Recommendations on running RiboDetector twice on the fastq files?

Question

Recommendations on running RiboDetector twice on the fastq files?

resol341 opened this issue 2 years ago · 2 comments

Hi,

First, thank you for such wonderful tool. It really help a lot with our data. I apologize this is a question rather than an actual issue.

We are working with this dataset where the ribo depletion essentially did not work (please see "before.html " in the attached zip file). After running RiboDetector, the "Per sequence GC content" was greatly improved (please see "after.html" in the attached zip file). The top Overrepresented sequences are blasted to be rRNA content still, albeit with reduced count. So my question is, would it be worthwhile/recommended to run RiboDetector for a second time on the fastq files? Would that further reduce the rRNA reads, or would it introduce some sort of bias?

Our experiment was a simple bulk RNA-seq of mouse cells with low cell count/RNA as input.
I ran RiboDetector with the following settings:

ribodetector
-t 10
-l 150
-i ./${seq_name}_R1_001_val_1.fq.gz ./${seq_name}_R2_001_val_2.fq.gz
-m 40
-e norrna
--chunk_size 256
-o nonrrna/${seq_name}_R1_001.fastq.gz nonrrna/${seq_name}_R2_001.fastq.gz

Thank you again.

Best!
fastqc.zip

Answer 1 · 2023-03-17T22:15:41.000Z

Thank you for your interest in RiboDetector (RD). Your command line looks good to me. Running RD for the second time will not further reduce the rRNA count in the output. How many remaining rRNA reads do you estimate in the output of RD? You could try a smaller -l parameter, e.g. 100.

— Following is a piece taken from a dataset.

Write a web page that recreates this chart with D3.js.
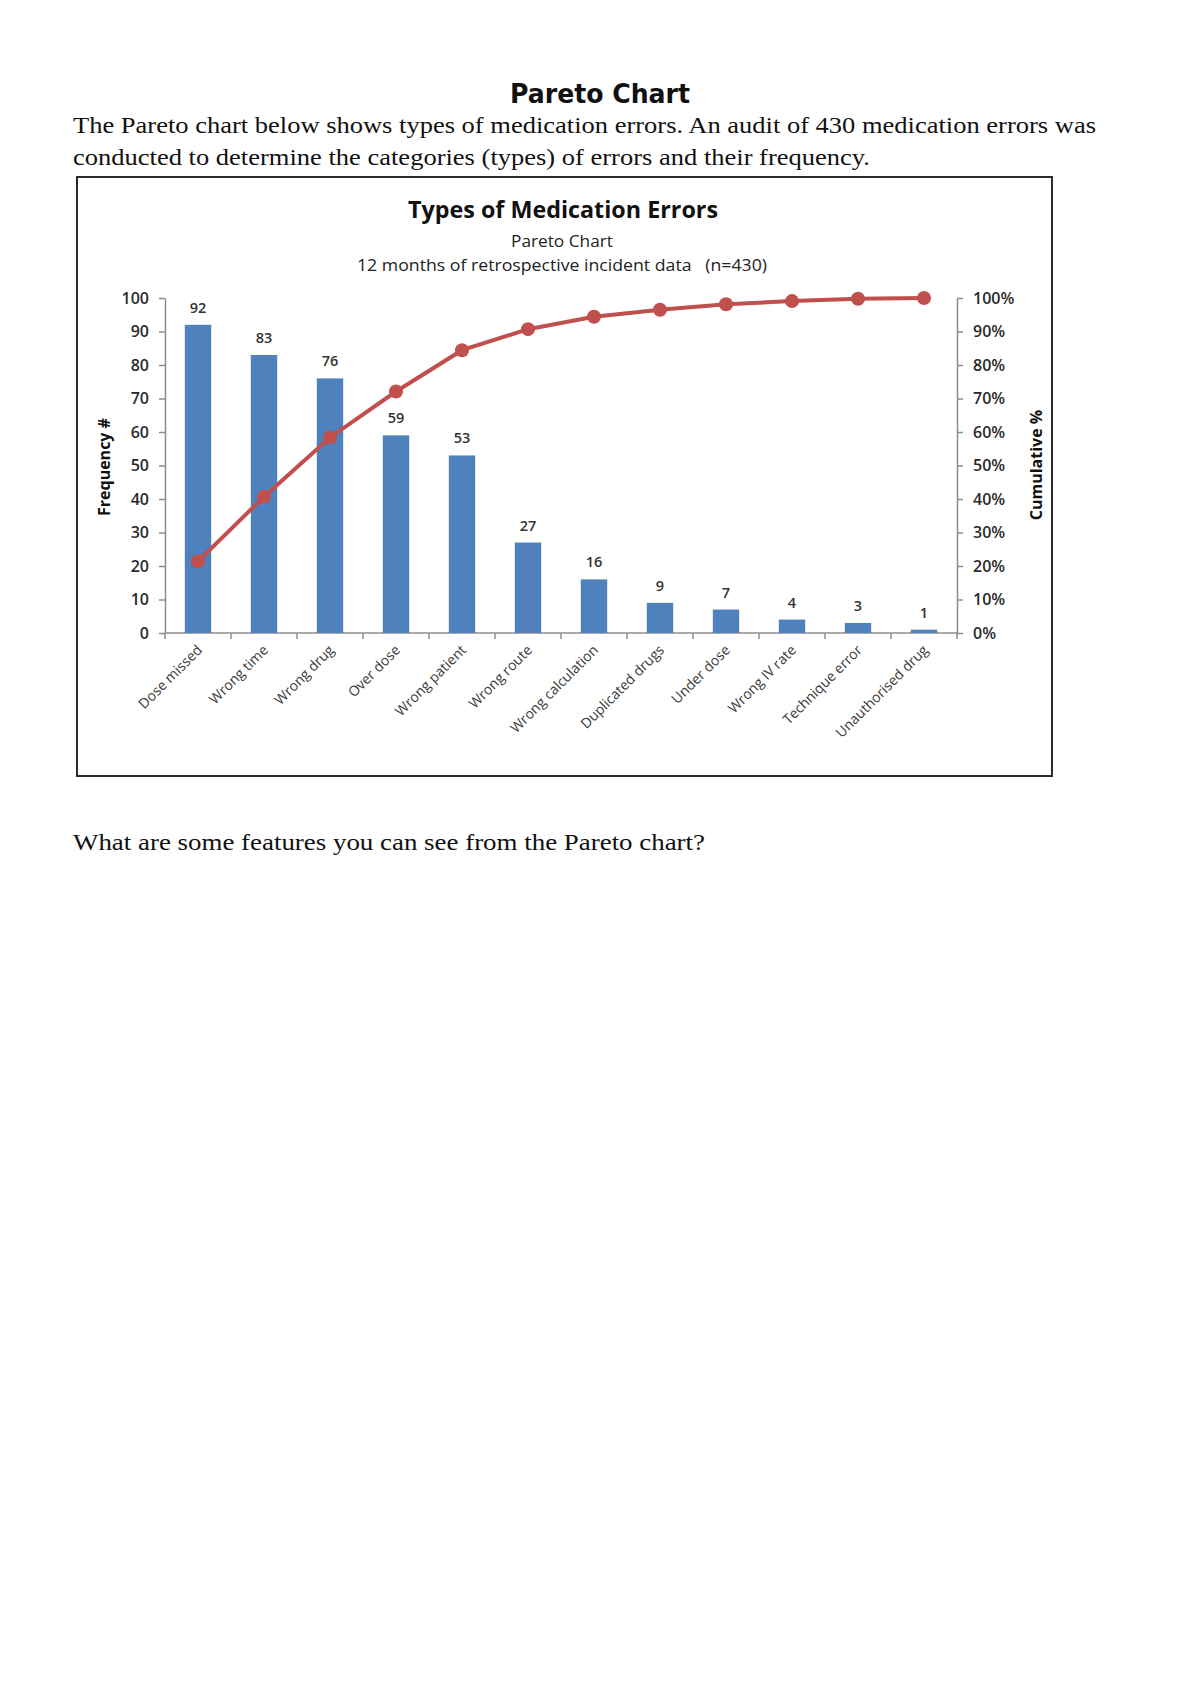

Answer 2 · 2023-03-17T22:29:40.000Z

Hi, Thank you for your reply. I have tried a few tools since submitting this question. It appears that using HTStream supplied with rRNA sequence .fa file completely removed all the rRNA contaminations. Since our data is single species (mouse), that was an easier solution for us. I understand RiboDetector might be oriented more for metatranscriptomic/metagenomic. Thank you for your time.